New Music Premieres promotes contemporary classical music. Great art illuminates the time in which it was written. While the most popular classical music was composed long ago, there are many great works being written today. Every year Anchorage Chamber Music Festival selects a contemporary work to be performed at one of the festival concerts.
Hear us perform Jessie Montgomery's work Strum
Friday, August 3, 2024 // 7:30 PM
Made in America
UAA Fine Arts Building, Recital Hall
Kenji Bunch: String Circle
Vladimir Scolnic: Tensions…Wonder
R. Michael Daugherty: “Quem Genuit Maria”
Nathan Prillaman: Funk
Phillip Sink: Selections from Leave a Comment
Douglas Hofstadter: Good People All and Little Prelude in e min
Karalyn Schubring: Ignite
Frank Stemper: Good Night Moon
Jon Jeffrey Grier: The Lion, the Ass, and the Fox
Lowell Liebermann: Romance, Etude and Chorale
Julie Zhu: fulgura frango
Horacio Fernández: Güiro
Jessie Montgomery is a GRAMMY® Award-winning composer, violinist, and educator whose work interweaves classical music with elements of vernacular music, improvisation, poetry, and social consciousness. Montgomery is an acute interpreter of 21st-century American sound and experience. Her profound works have been described as “turbulent, wildly colorful, and exploding with life,” (The Washington Post) and are performed regularly by leading orchestras, ensembles, and soloists around the world. In June 2024, Montgomery concluded a three-year appointment as the Chicago Symphony Orchestra’s Mead Composer-in-Residence. She was named Performance Today’s 2025 Classical Woman of the Year.
Montgomery’s music contains a breadth of musical depictions of the human experience—from statements on social justice themes, to the Black diasporic experience and its foundation in American music, to wistful adorations and playful spontaneity—reflective of her deeply rooted experience as a classical violinist and child of the radical New York City cultural scene of the 1980s and 90s. In response to Montgomery’s GRAMMY®-winning work, Rounds (2021), San Francisco’s NPR station KQED stated: “this is what classical music needs in 2024.” A founding member of PUBLIQuartet and a former member of the Catalyst Quartet, Montgomery is a frequent and highly engaged collaborator with performing musicians, composers, choreographers, playwrights, poets, and visual artists alike.
At the heart of Montgomery’s work is a deep sense of community enrichment and a desire to create opportunities for young artists. During her tenure at the Chicago Symphony Orchestra, she launched the Young Composers Initiative, which supports high school-aged youth in creating and presenting their works, including regular tutorials, reading sessions, and public performances. Her curatorial work engages a diverse community of concertgoers and aims to highlight the works of underrepresented composers in an effort to broaden audience experiences in classical music spaces.
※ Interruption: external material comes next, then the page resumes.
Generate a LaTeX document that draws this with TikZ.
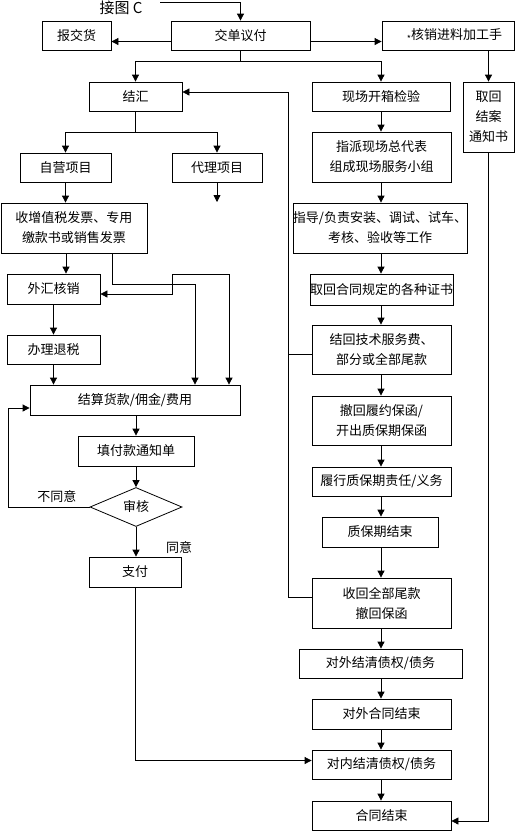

Montgomery has been recognized with many prestigious awards and fellowships, including the Civitella Ranieri Fellowship, the Sphinx Medal of Excellence, the Leonard Bernstein Award from the ASCAP Foundation, and Musical America’s 2023 Composer of the Year. Since 1999, she has been affiliated with the Sphinx Organization in a variety of roles, including Composer-in-Residence for the Sphinx Virtuosi, its professional touring ensemble. Montgomery holds degrees from The Juilliard School and New York University and is currently a doctoral candidate in music composition at Princeton University. She serves on the Composition and Music Technology faculty at Northwestern University’s Bienen School of Music.